Re: [PATCH] mm/hwpoison: fix wrong num_poisoned_pages account

From: Minchan Kim
Date: Mon Apr 04 2016 - 05:07:45 EST


On Mon, Apr 04, 2016 at 03:06:32PM +0900, Minchan Kim wrote:
> Currently, migration code increases num_poisoned_pages on failed
> migration page as well as successfully migrated one at the trial
> of memory-failure. It will make the stat wrong.
>
> As well, it marks page as PG_HWPoison even if the migration trial
> failed.
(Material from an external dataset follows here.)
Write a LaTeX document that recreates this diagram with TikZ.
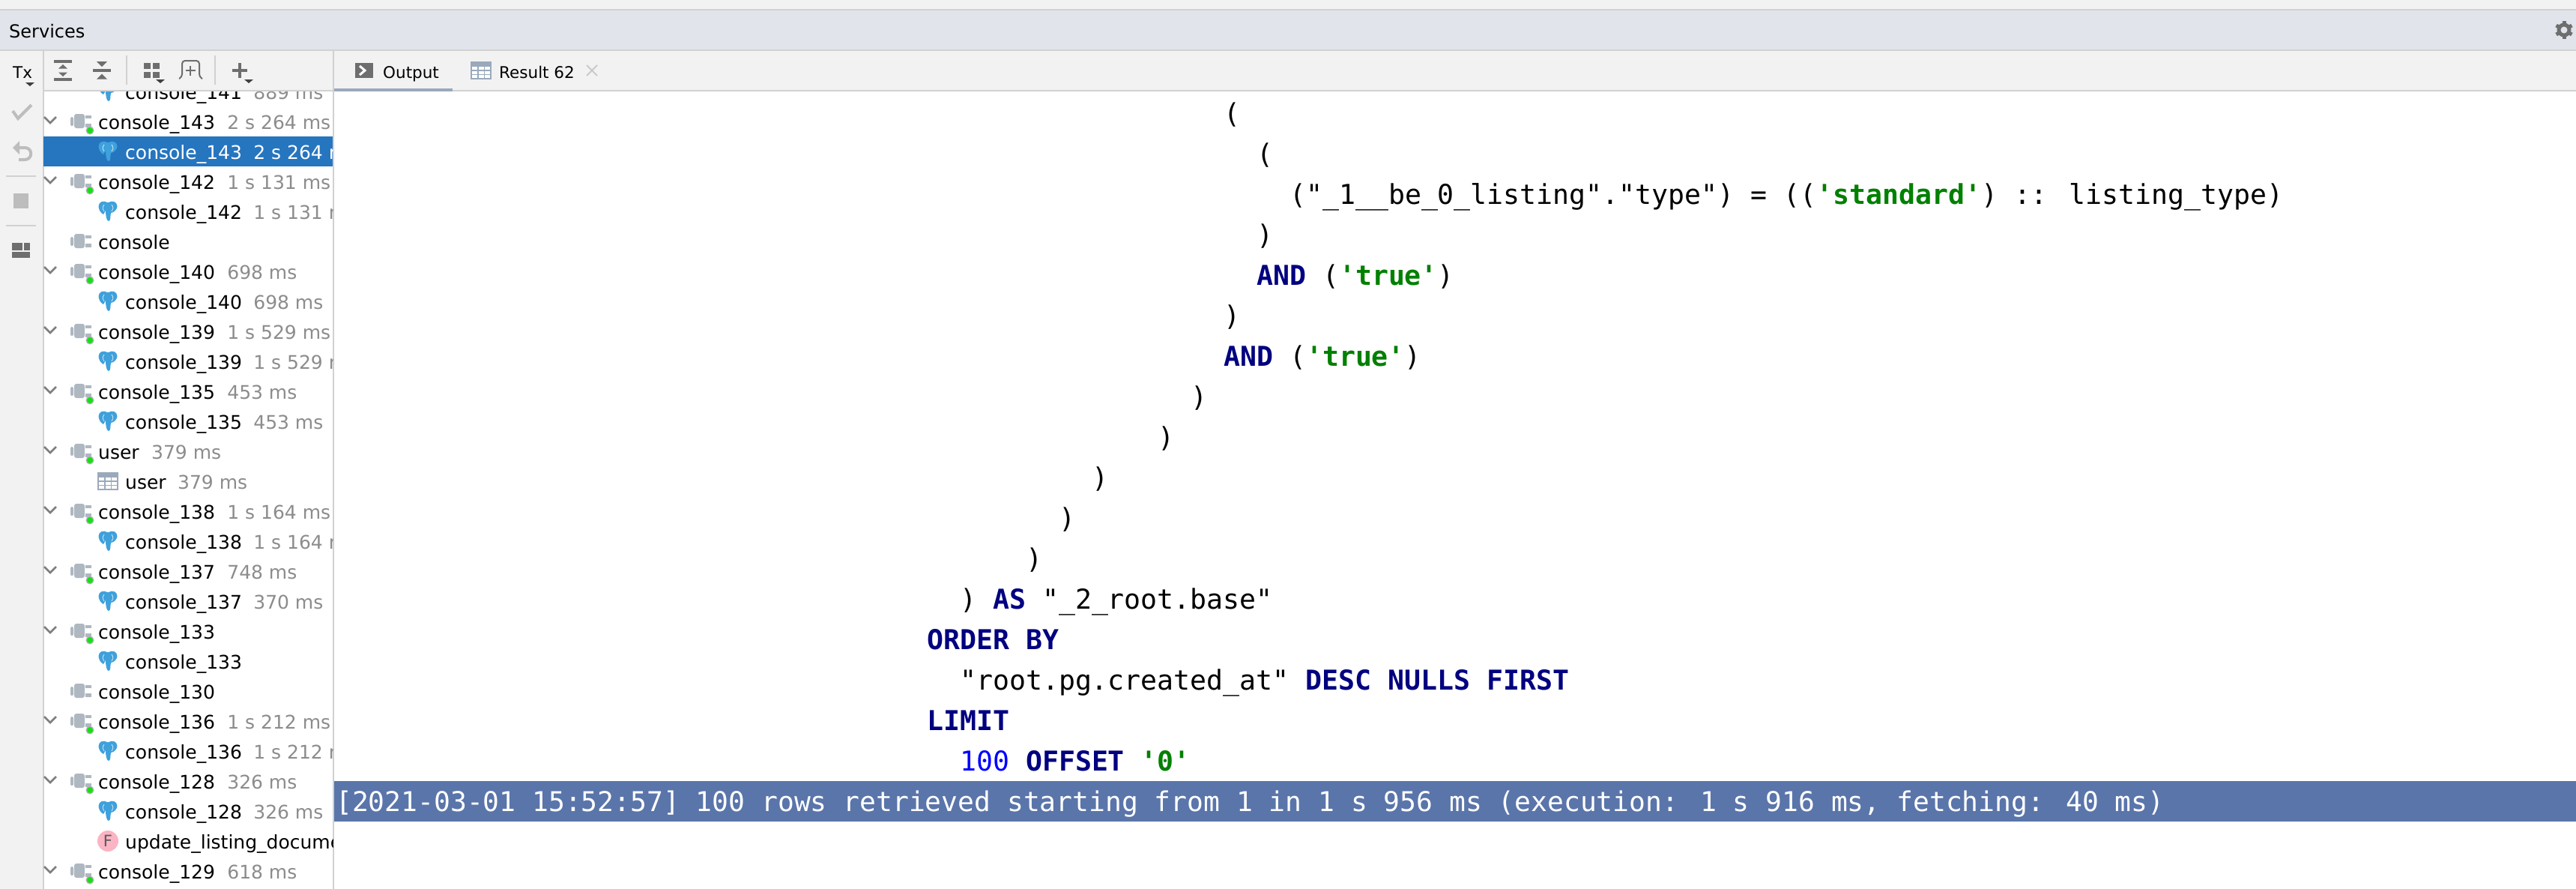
\documentclass[tikz,border=0pt]{standalone}
\usepackage{fontspec}
\setmainfont{DejaVu Sans}
\newfontfamily\codefont{DejaVu Sans Mono}
\usepackage{tikz}
\usetikzlibrary{positioning}
\definecolor{panelbg}{HTML}{F2F2F2}
\definecolor{headerbg}{HTML}{E1E4EB}
\definecolor{edgegray}{HTML}{D1D1D1}
\definecolor{tabblue}{HTML}{9AA9BC}
\definecolor{iconblue}{HTML}{AFB8C1}
\definecolor{pgblue}{HTML}{3FA1DC}
\definecolor{selblue}{HTML}{2675BF}
\definecolor{barblue}{HTML}{5A75AA}
\definecolor{icondark}{HTML}{6E6E6E}
\definecolor{iconpale}{HTML}{BDBDBD}
\definecolor{timegray}{HTML}{8C8C8C}
\definecolor{dotgreen}{HTML}{16E016}
\definecolor{kwblue}{HTML}{000080}
\definecolor{strgreen}{HTML}{008000}
\definecolor{funcpink}{HTML}{FAB4C3}
\newcommand{\sqlkw}[1]{\textbf{\textcolor{kwblue}{#1}}}
\newcommand{\sqlstr}[1]{\textbf{\textcolor{strgreen}{#1}}}
\tikzset{
  rowname/.style={anchor=base west, inner sep=0pt, font=\fontsize{25}{30}\selectfont},
  rowtime/.style={inner sep=0pt, text=timegray, font=\fontsize{25}{30}\selectfont},
  tabtext/.style={anchor=base west, inner sep=0pt, font=\fontsize{21.5}{26}\selectfont},
  codeline/.style={anchor=base west, inner sep=0pt, font=\codefont\fontsize{36.5}{44}\selectfont},
  caret/.pic={\fill[black!75] (-6,-2.5) -- (6,-2.5) -- (0,2.5) -- cycle;},
  chevronicon/.pic={\draw[timegray!90!black, line width=2.5pt] (-8,-6) -- (0,2) -- (8,-6);},
  connicon/.pic={
    \fill[iconblue, rounded corners=3pt] (-22,-10) rectangle (-8,9);
    \fill[iconblue, rounded corners=1.5pt] (-27,-6) rectangle (-23,6);
    \fill[iconblue] (-7,-8) rectangle (1,-4);
    \fill[iconblue] (-7,3) rectangle (1,8);
  },
  statusdot/.pic={
    \fill[black!30] (0,0) circle (5.5);
    \fill[dotgreen] (0,0) circle (4);
  },
  pgicon/.pic={
    \fill[pgblue] (-1,-12) .. controls (-6,-15) and (-12,-13) .. (-12.5,-7)
      .. controls (-12.5,-3) and (-10,2) .. (-6,4) -- (-3,-1)
      .. controls (-3,5) and (-2,13) .. (1,13)
      .. controls (4,13) and (3,6) .. (4,2)
      .. controls (8,2) and (12.5,-3) .. (12.5,-7)
      .. controls (12,-13) and (6,-15) .. (1,-12) -- cycle;
    \draw[white, line width=0.6pt] (-5,-9) .. controls (-8,-5) and (-7,-2) .. (-5,0);
    \draw[white, line width=0.6pt] (5,-9) .. controls (8,-5) and (7,-2) .. (5,0);
  },
  tableicon/.pic={
    \fill[tabblue] (-14,-12) rectangle (14,12);
    \foreach \cx in {-12,-3.5,5} \foreach \cy in {-5,0.5,6}
      \fill[white] (\cx,\cy) rectangle ++(7,4);
  },
}
\begin{document}
\begin{tikzpicture}[x=1pt, y=-1pt]
    \useasboundingbox (0,0) rectangle (3438,1186);
    \fill[white] (0,0) rectangle (3438,1186);

    % Window strips
    \fill[panelbg] (0,0) rectangle (3438,12);
    \fill[headerbg] (0,14) rectangle (3438,66);
    \fill[panelbg] (0,68) rectangle (3438,120);
    \fill[panelbg] (0,68) rectangle (57,1186);
    \fill[edgegray] (0,12) rectangle (3438,14);
    \fill[edgegray] (0,66) rectangle (3438,68);
    \fill[edgegray] (58,120) rectangle (3438,122);
    \fill[edgegray] (57,68) rectangle (58.5,1186);
    \fill[edgegray] (444,68) rectangle (446,1186);
    \fill[tabblue] (446,118) rectangle (604,122);

    % Header
    \node[tabtext, font=\fontsize{24}{28}\selectfont] (services) at (12,50) {Services};
    \foreach \a in {30,90,...,330}
      \draw[icondark, line width=5pt] (3422,40) ++(\a:8) -- ++(\a:4);
    \fill[icondark] (3422,40) circle (9.5);
    \fill[headerbg] (3422,40) circle (4.5);

    % Left toolbar
    \node[tabtext] (tx) at (17,104) {Tx};
    \pic at (40,112.5) {caret};
    \draw[iconpale, line width=4pt] (17,148) -- (24,158) -- (42,140);
    \fill[iconpale] (17,197) -- (26,188) -- (26,206) -- cycle;
    \draw[iconpale, line width=4pt] (24,197) -- (33,197) .. controls (44,197) and (44,213) .. (33,213) -- (25,213);
    \fill[edgegray] (8,234) rectangle (48,236);
    \fill[iconpale] (18,258) rectangle (38,278);
    \fill[edgegray] (8,300) rectangle (48,302);
    \fill[icondark] (16,324) rectangle (30,334);
    \fill[icondark] (32,324) rectangle (40,334);
    \fill[icondark] (16,336) rectangle (40,344);

    % Top toolbar
    \fill[icondark] (72,80) rectangle (96,84);
    \fill[icondark] (72,104) rectangle (96,108);
    \fill[icondark] (84,86) -- (90,91.5) -- (78,91.5) -- cycle;
    \fill[icondark] (84,102) -- (90,96.5) -- (78,96.5) -- cycle;
    \fill[icondark] (124,92) rectangle (148,96);
    \fill[icondark] (129,82) -- (143,82) -- (136,89) -- cycle;
    \fill[icondark] (129,105.5) -- (143,105.5) -- (136,98.5) -- cycle;
    \fill[edgegray] (168,74) rectangle (170,113);
    \foreach \gx in {192,204} \foreach \gy in {84,96}
      \fill[icondark] (\gx,\gy) rectangle ++(8.5,8);
    \pic at (214,108.5) {caret};
    \draw[icondark, line width=2pt, rounded corners=4pt] (239,105) -- (243,103) -- (243,81) -- (266,81) -- (266,103) -- (270,105);
    \draw[icondark, line width=2.5pt] (247.5,94) -- (260.5,94);
    \draw[icondark, line width=2.5pt] (254,87.5) -- (254,100.5);
    \fill[edgegray] (286,74) rectangle (288,113);
    \fill[icondark] (310,92) rectangle (330,96);
    \fill[icondark] (318,84) rectangle (322,104);
    \pic at (332,108.5) {caret};

    % Tabs
    \fill[icondark] (474,84) rectangle (498,104);
    \draw[white, line width=3pt] (480,88) -- (487,94) -- (480,100);
    \node[tabtext] (output) at (511,104) {Output};
    \pic at (642,94) {tableicon};
    \node[tabtext] (result) at (666,104) {Result 62};
    \draw[iconpale!80, line width=2pt] (783,87) -- (797,101);
    \draw[iconpale!80, line width=2pt] (783,101) -- (797,87);

    % Service tree
    \begin{scope}
      \clip (58,122) rectangle (444,1186);
      \fill[selblue] (58,182) rectangle (444,222);
      \foreach \y/\name/\ms [count=\n] in {
          162/console\_143/2 s 264 ms, 242/console\_142/1 s 131 ms,
          362/console\_140/698 ms, 442/console\_139/1 s 529 ms,
          522/console\_135/453 ms, 602/user/379 ms,
          682/console\_138/1 s 164 ms, 762/console\_137/748 ms,
          842/console\_133/, 962/console\_136/1 s 212 ms,
          1042/console\_128/326 ms, 1162/console\_129/618 ms} {
        \pic at (67,\y) {chevronicon};
        \pic at (121,\y) {connicon};
        \pic at (120,\y+12) {statusdot};
        \node[rowname] (parent\n) at (131,\y+10) {\name};
        \node[rowtime, base right=16pt of parent\n] (parenttime\n) {\ms};
      }
      \foreach \y/\name [count=\n] in {322/console, 922/console\_130} {
        \pic at (121,\y) {connicon};
        \node[rowname] (plain\n) at (131,\y+10) {\name};
      }
      \foreach \y/\name/\ms [count=\n] in {
          122/console\_141/889 ms, 282/console\_142/1 s 131 ms,
          402/console\_140/698 ms, 482/console\_139/1 s 529 ms,
          562/console\_135/453 ms, 722/console\_138/1 s 164 ms,
          802/console\_137/370 ms, 882/console\_133/,
          1002/console\_136/1 s 212 ms, 1082/console\_128/326 ms} {
        \pic at (144,\y) {pgicon};
        \node[rowname] (child\n) at (167,\y+10) {\name};
        \node[rowtime, base right=15pt of child\n] (childtime\n) {\ms};
      }
      \pic at (144,202) {pgicon};
      \node[rowname, text=white] (selected) at (167,212) {console\_143};
      \node[rowtime, text=white, base right=15pt of selected] (selectedtime) {2 s 264 ms};
      \pic at (144,642) {tableicon};
      \node[rowname] (usertable) at (167,652) {user};
      \node[rowtime, base right=15pt of usertable] (usertabletime) {379 ms};
      \fill[funcpink] (144,1122) circle (14);
      \node[inner sep=0pt, text=black!65, font=\fontsize{21}{25}\selectfont] (funcmark) at (144,1122) {F};
      \node[rowname] (funcname) at (167,1132) {update\_listing\_document};
    \end{scope}

    % SQL output
    \foreach \k/\col/\txt [count=\n] in {
        0/18/{(}, 1/20/{(},
        2/22/{("\_1\_\_be\_0\_listing"."type") = ((\sqlstr{'standard'}) :: listing\_type)},
        3/20/{)}, 4/20/{\sqlkw{AND} (\sqlstr{'true'})}, 5/18/{)},
        6/18/{\sqlkw{AND} (\sqlstr{'true'})}, 7/16/{)}, 8/14/{)}, 9/10/{)}, 10/8/{)}, 11/6/{)},
        12/2/{) \sqlkw{AS} "\_2\_root.base"}, 13/0/{\sqlkw{ORDER BY}},
        14/2/{"root.pg.created\_at" \sqlkw{DESC NULLS FIRST}}, 15/0/{\sqlkw{LIMIT}},
        16/2/{\textcolor{blue}{100} \sqlkw{OFFSET} \sqlstr{'0'}}}
      \node[codeline] (sql\n) at (1237+22*\col,164+54*\k) {\txt};

    % Status bar
    \fill[barblue] (446,1042) rectangle (3438,1096);
    \node[codeline, text=white, font=\codefont\fontsize{36.3}{44}\selectfont] (status) at (448,1082) {[2021-03-01 15:52:57] 100 rows retrieved starting from 1 in 1 s 956 ms (execution: 1 s 916 ms, fetching: 40 ms)};
\end{tikzpicture}
\end{document}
It would make we cannot recover the corrupted page using
> memory-failure facility.
>
> This patches fixes it.
>
> Cc: stable@xxxxxxxxxxxxxxx
> Reported-by: Vlastimil Babka <vbabka@xxxxxxx>
> Acked-by: Naoya Horiguchi <n-horiguchi@xxxxxxxxxxxxx>
> Signed-off-by: Minchan Kim <minchan@xxxxxxxxxx>

Hello Andrew,

This patch will make conflict with current mmotm which has
my non-lru page migration work.
It's okay to drop my non-lru page migration work to apply this
bug fix patch in current mmotm because I will try to support
userspace mapped drvier non-lru page Vlastimil pointed out
in that thread.

Thanks.

> ---
> mm/migrate.c | 8 +++++++-
> 1 file changed, 7 insertions(+), 1 deletion(-)
>
> diff --git a/mm/migrate.c b/mm/migrate.c
> index 6c822a7b27e0..f9dfb18a4eba 100644
> --- a/mm/migrate.c
> +++ b/mm/migrate.c
> @@ -975,7 +975,13 @@ static ICE_noinline int unmap_and_move(new_page_t get_new_page,
> dec_zone_page_state(page, NR_ISOLATED_ANON +
> page_is_file_cache(page));
> /* Soft-offlined page shouldn't go through lru cache list */
> - if (reason == MR_MEMORY_FAILURE) {
> + if (reason == MR_MEMORY_FAILURE && rc == MIGRATEPAGE_SUCCESS) {
> + /*
> + * With this release, we free successfully migrated
> + * page and set PG_HWPoison on just freed page
> + * intentionally. Although it's rather weird, it's how
> + * HWPoison flag works at the moment.
> + */
> put_page(page);
> if (!test_set_page_hwpoison(page))
> num_poisoned_pages_inc();
> --
> 1.9.1
>